Há mudanças também na chamada matriz de enquadramento, que define o grau de rigor do licenciamento de acordo com o local, o porte do empreendimento e seu potencial poluidor. Esta é a grande inovação da proposta do MMA, que reconhece que um posto de gasolina na cidade de São Paulo não pode passar pelo mesmo trâmite burocrático que uma hidrelétrica na Amazônia.
Uma das principais novidades da lei geral de licenciamento, a matriz será baseada no mapa de áreas prioritárias para a conservação do Ministério do Meio Ambiente. Na proposta original, empreendimentos de grande porte e alto potencial degradador precisariam de licenciamento em três fases e com EIA (estudo de impacto ambiental) em qualquer localização. A nova matriz só impõe essa necessidade caso o empreendimento esteja em áreas de relevância alta e extremamente alta para a conservação.

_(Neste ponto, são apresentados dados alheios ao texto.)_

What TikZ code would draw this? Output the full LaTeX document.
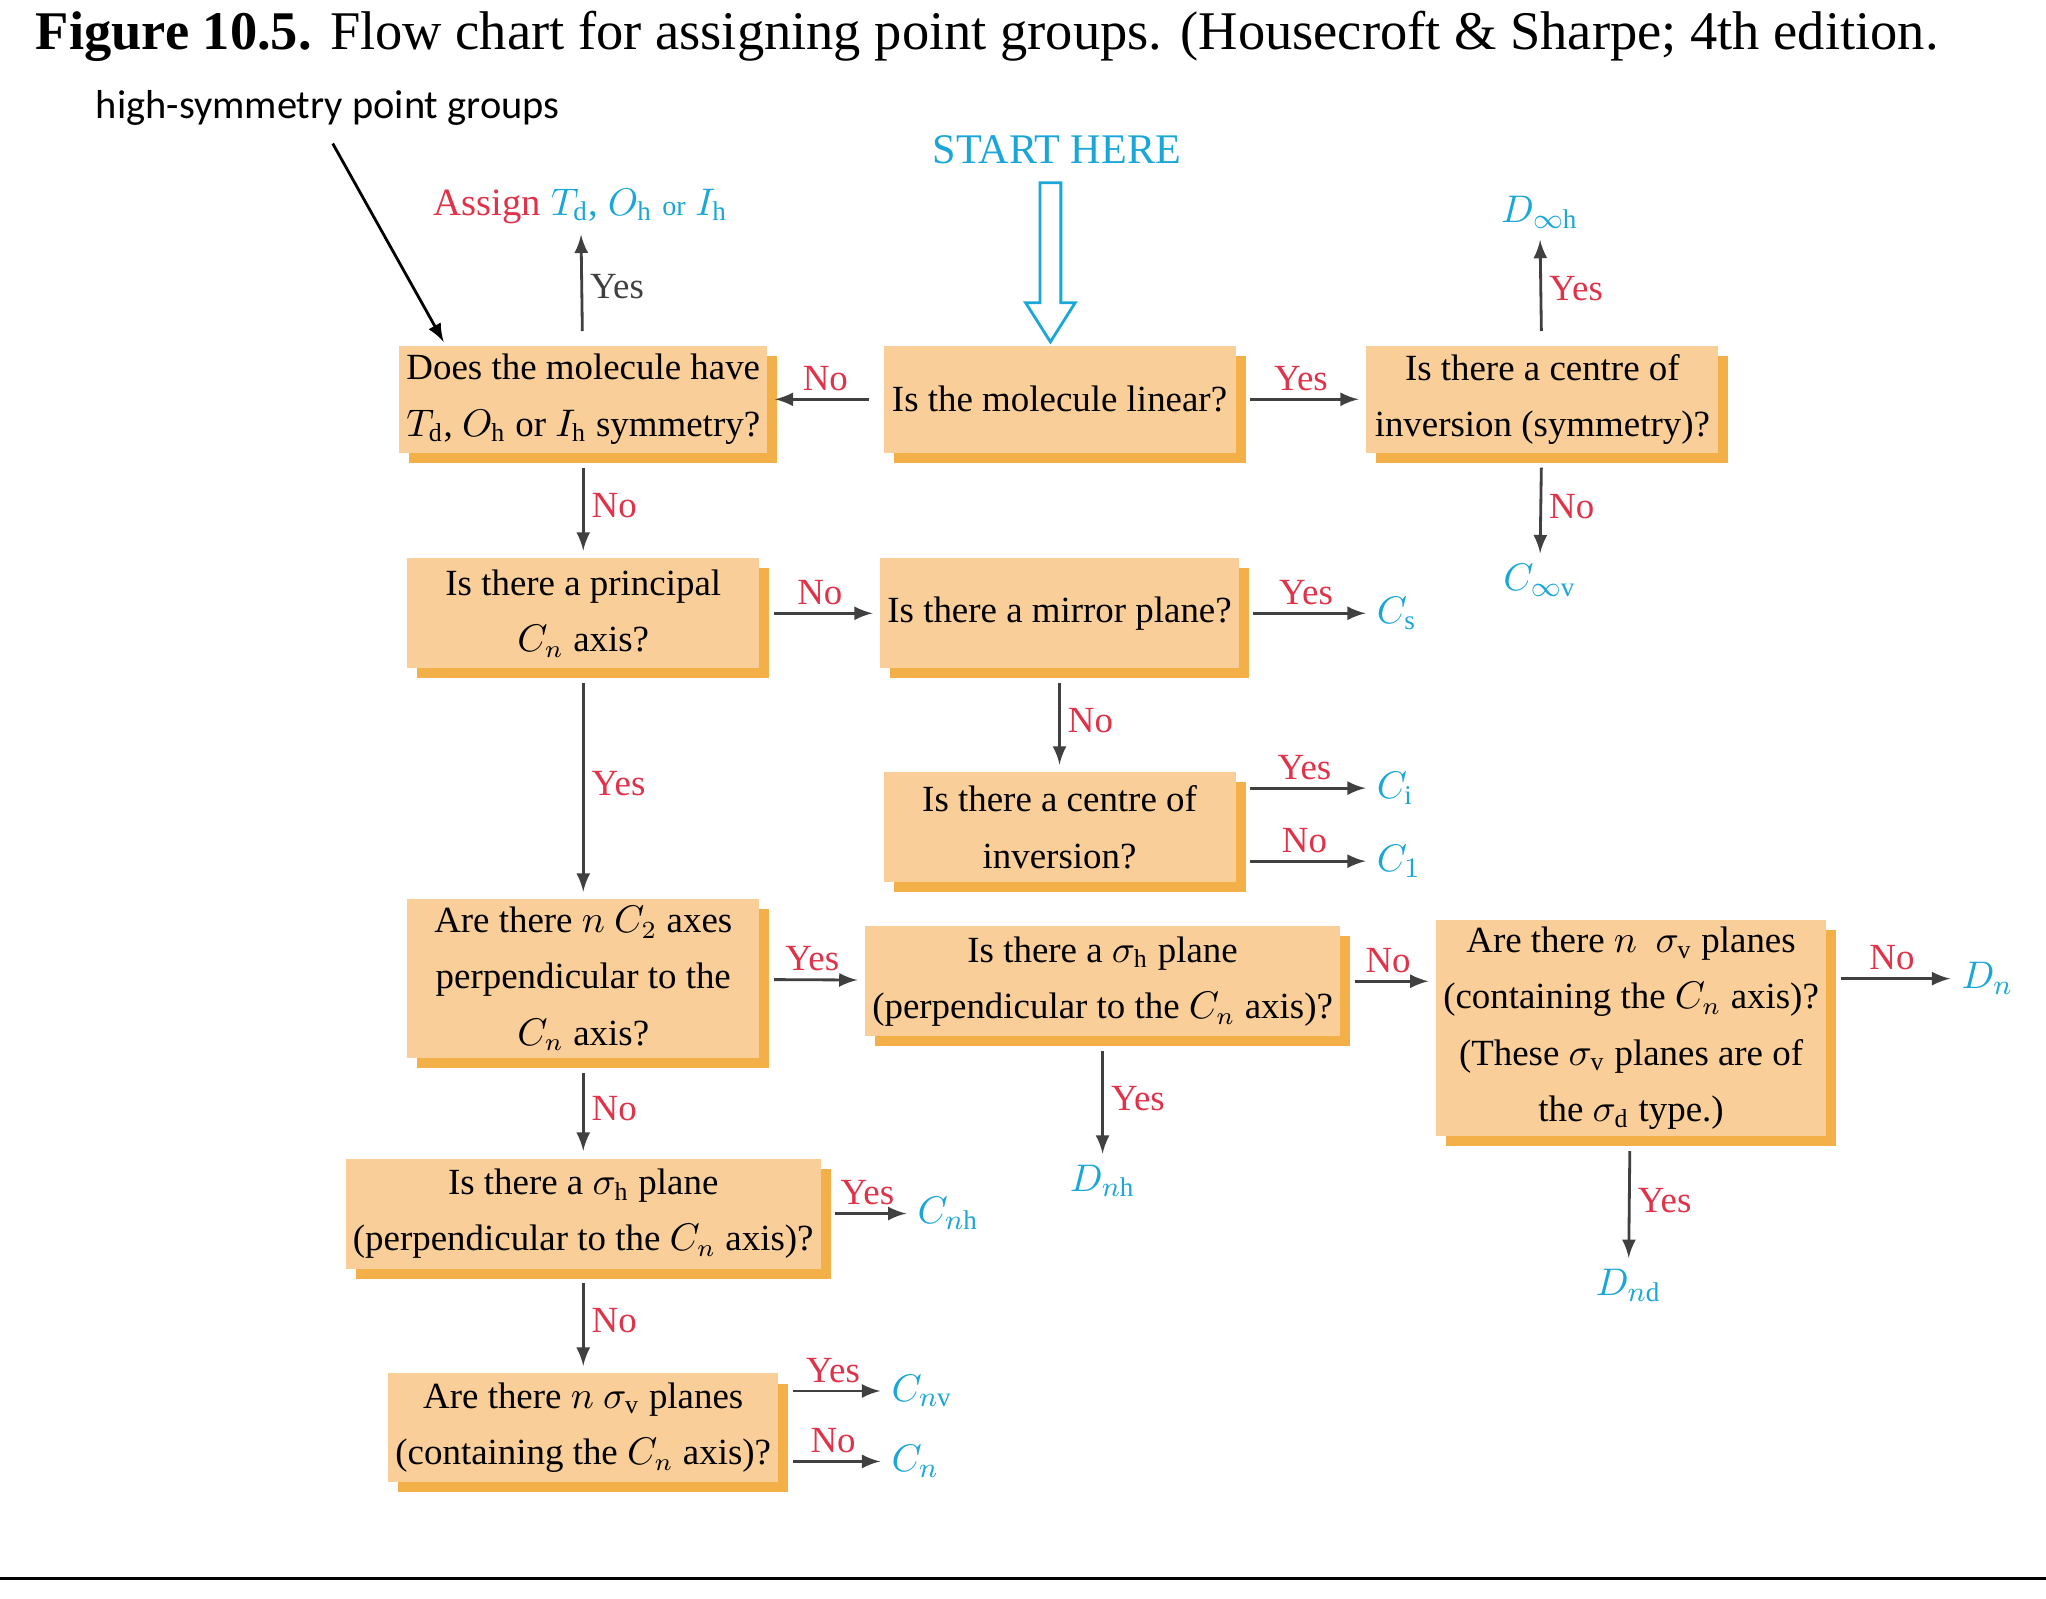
\documentclass[tikz,border=0pt]{standalone}
\usepackage{fontspec}
\setmainfont{Liberation Serif}
\newfontfamily\annfont{Carlito}
\usetikzlibrary{shadows}
\definecolor{boxfill}{HTML}{F9CE98}
\definecolor{boxdark}{HTML}{F3AF48}
\definecolor{lblred}{HTML}{E0334A}
\definecolor{rescyan}{HTML}{1AA7D8}
\definecolor{arrgray}{HTML}{404040}
\tikzset{
  box/.style={fill=boxfill, draw=none, align=center, inner sep=2pt,
    font=\fontsize{10.5}{16}\selectfont,
    general shadow={fill=boxdark, shadow xshift=0.1cm, shadow yshift=-0.1cm}},
  res/.style={text=rescyan, font=\fontsize{11}{13}\selectfont, inner sep=1pt},
  lbl/.style={text=lblred, font=\fontsize{10.5}{13}\selectfont, inner sep=2pt},
  arr/.style={->, >=latex, thick, draw=arrgray, shorten <=4pt, shorten >=2pt}
}
\begin{document}
\begin{tikzpicture}[x=0.01305cm, y=-0.01305cm]
  \useasboundingbox (0,0) rectangle (1568,1225);

  % title and note
  \node[anchor=west, font=\fontsize{15.5}{18}\selectfont] (title) at (18,28)
    {\textbf{Figure 10.5.} Flow chart for assigning point groups. (Housecroft \& Sharpe; 4th edition.};
  \node[anchor=west, font=\annfont\fontsize{11.5}{13}\selectfont] (note) at (64,83) {high-symmetry point groups};
  \coordinate (notetip) at (340,262);
  \draw[->, >=latex, thick] (255,110) -- (notetip);

  % start marker
  \node[text=rescyan, font=\fontsize{12}{14}\selectfont] (start) at (810,115) {START HERE};
  \draw[rescyan, thick, fill=white] (797,140) -- (813,140) -- (813,232) -- (824,232) -- (805,262)
    -- (786,232) -- (797,232) -- cycle;

  % boxes
  \node[box, minimum width=3.52cm, minimum height=1.07cm] (high) at (447,306)
    {Does the molecule have\\ $T_\mathrm{d}$, $O_\mathrm{h}$ or $I_\mathrm{h}$ symmetry?};
  \node[box, minimum width=3.52cm, minimum height=1.07cm] (lin) at (812,306) {Is the molecule linear?};
  \node[box, minimum width=3.52cm, minimum height=1.07cm] (inv) at (1182,306)
    {Is there a centre of\\ inversion (symmetry)?};
  \node[box, minimum width=3.52cm, minimum height=1.1cm] (princ) at (447,470)
    {Is there a principal\\ $C_n$ axis?};
  \node[box, minimum width=3.52cm, minimum height=1.1cm] (mirror) at (812,470) {Is there a mirror plane?};
  \node[box, minimum width=3.52cm, minimum height=1.1cm] (cinv) at (812,634)
    {Is there a centre of\\ inversion?};
  \node[box, minimum width=3.52cm, minimum height=1.5cm] (ctwo) at (447,750)
    {Are there $n$ $C_2$ axes\\ perpendicular to the\\ $C_n$ axis?};
  \node[box, minimum width=4.37cm, minimum height=1.1cm] (sigh) at (845,752)
    {Is there a $\sigma_\mathrm{h}$ plane\\ (perpendicular to the $C_n$ axis)?};
  \node[box, minimum width=3.59cm, minimum height=2.05cm] (sigv) at (1250,788)
    {Are there $n$ \ $\sigma_\mathrm{v}$ planes\\ (containing the $C_n$ axis)?\\
     (These $\sigma_\mathrm{v}$ planes are of\\ the $\sigma_\mathrm{d}$ type.)};
  \node[box, minimum width=4.1cm, minimum height=1.1cm] (sightwo) at (447,930)
    {Is there a $\sigma_\mathrm{h}$ plane\\ (perpendicular to the $C_n$ axis)?};
  \node[box, minimum width=3.52cm, minimum height=1.08cm] (sigvtwo) at (447,1094)
    {Are there $n$ $\sigma_\mathrm{v}$ planes\\ (containing the $C_n$ axis)?};

  % results
  \node[res] (assign) at (445,158) {\textcolor{lblred}{Assign} $T_\mathrm{d}$, $O_\mathrm{h}$ {\footnotesize or} $I_\mathrm{h}$};
  \node[res] (dinfh) at (1180,163) {$D_{\infty\mathrm{h}}$};
  \node[res] (cinfv) at (1180,445) {$C_{\infty\mathrm{v}}$};
  \node[res, anchor=west] (cs) at (1052,470) {$C_\mathrm{s}$};
  \node[res, anchor=west] (ci) at (1052,604) {$C_\mathrm{i}$};
  \node[res, anchor=west] (cone) at (1052,660) {$C_1$};
  \node[res, anchor=west] (dn) at (1500,750) {$D_n$};
  \node[res] (dnh) at (845,905) {$D_{n\mathrm{h}}$};
  \node[res] (dnd) at (1248,985) {$D_{n\mathrm{d}}$};
  \node[res, anchor=west] (cnh) at (700,930) {$C_{n\mathrm{h}}$};
  \node[res, anchor=west] (cnv) at (680,1066) {$C_{n\mathrm{v}}$};
  \node[res, anchor=west] (cn) at (680,1120) {$C_n$};

  % connectors
  \draw[arr] (high) -- (assign) node[lbl, midway, right] {\textcolor{arrgray}{Yes}};
  \draw[arr] (lin) -- (high) node[lbl, midway, above] {No};
  \draw[arr] (lin) -- (inv) node[lbl, midway, above] {Yes};
  \draw[arr] (inv) -- (dinfh) node[lbl, midway, right] {Yes};
  \draw[arr] (inv) -- (cinfv) node[lbl, midway, right] {No};
  \draw[arr] (high) -- (princ) node[lbl, midway, right] {No};
  \draw[arr] (princ) -- (mirror) node[lbl, midway, above] {No};
  \draw[arr] (mirror) -- (cs) node[lbl, midway, above] {Yes};
  \draw[arr] (mirror) -- (cinv) node[lbl, midway, right] {No};
  \draw[arr] (cinv.east |- ci) -- (ci) node[lbl, midway, above] {Yes};
  \draw[arr] (cinv.east |- cone) -- (cone) node[lbl, midway, above] {No};
  \draw[arr] (princ) -- (ctwo) node[lbl, midway, right] {Yes};
  \draw[arr] (ctwo) -- (sigh) node[lbl, midway, above] {Yes};
  \draw[arr] (sigh) -- (sigv.west |- sigh) node[lbl, midway, above] {No};
  \draw[arr] (sigv.east |- dn) -- (dn) node[lbl, midway, above] {No};
  \draw[arr] (sigh) -- (dnh) node[lbl, midway, right] {Yes};
  \draw[arr] (sigv) -- (dnd) node[lbl, midway, right] {Yes};
  \draw[arr] (ctwo) -- (sightwo) node[lbl, midway, right] {No};
  \draw[arr] (sightwo) -- (cnh) node[lbl, midway, above] {Yes};
  \draw[arr] (sightwo) -- (sigvtwo) node[lbl, midway, right] {No};
  \draw[arr] (sigvtwo.east |- cnv) -- (cnv) node[lbl, midway, above] {Yes};
  \draw[arr] (sigvtwo.east |- cn) -- (cn) node[lbl, midway, above] {No};

  % rule at the foot
  \draw[thick] (0,1210) -- (1568,1210);
\end{tikzpicture}
\end{document}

Procurado pelo OC, o ministro Sarney Filho afirmou que “não houve afrouxamento” da proteção na minuta. “A concessão principal é no licenciamento das atividades agrossilvopastoris em áreas consolidadas. Mas isso não compromete de jeito nenhum, porque hoje é pior”, afirmou.

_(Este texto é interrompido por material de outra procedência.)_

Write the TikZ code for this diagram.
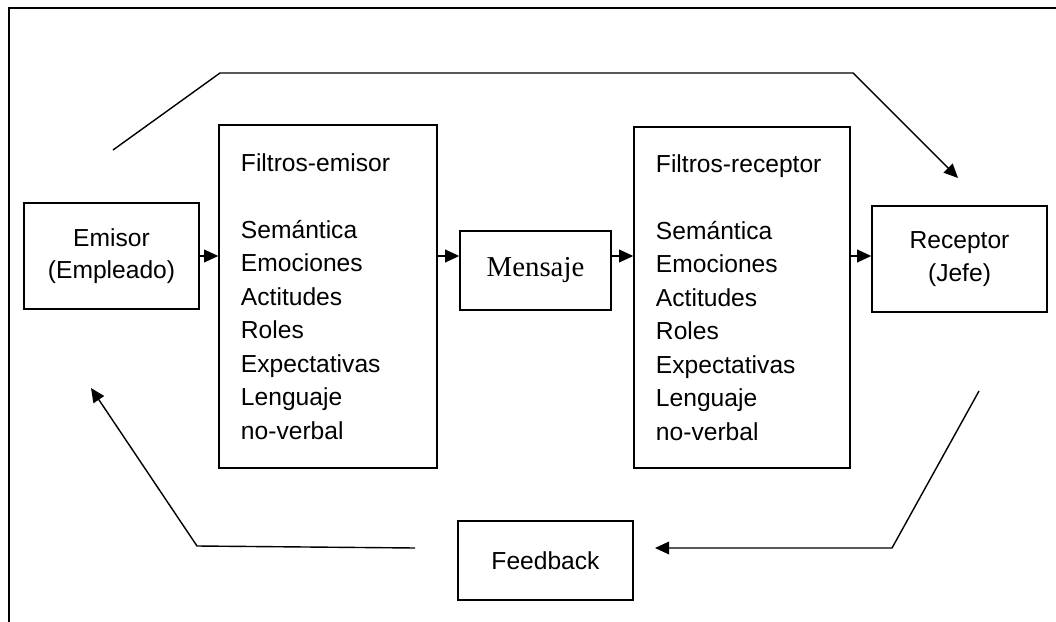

Sarney se mostrou otimista com a reação dos ruralistas – que toparam sentar para discutir o texto com o ministro, cuja cabeça vinham pedindo um dia sim e outro também – e da indústria. “Eles estão aceitando o EIA com o mapeamento das áreas sensíveis.”
O deputado Mauro Pereira evitou fazer comentários a respeito da proposta do MMA. Mas sinalizou que existe um diálogo. “Não há queda de braço”, afirmou ao OC. Os ruralistas ainda defendem a proposta do deputado gaúcho, mas temem uma onda de ações judiciais caso ela seja aprovada.
Pereira disse que a lei de licenciamento aguarda para ser votada “há 12 anos” e que a bancada tem pressa, mas que é preciso bom senso. “Não adianta a Câmara estar na contramão do Ibama, do Conama [Conselho Nacional do Meio Ambiente]. Temos de discutir como gente madura, senão não anda.”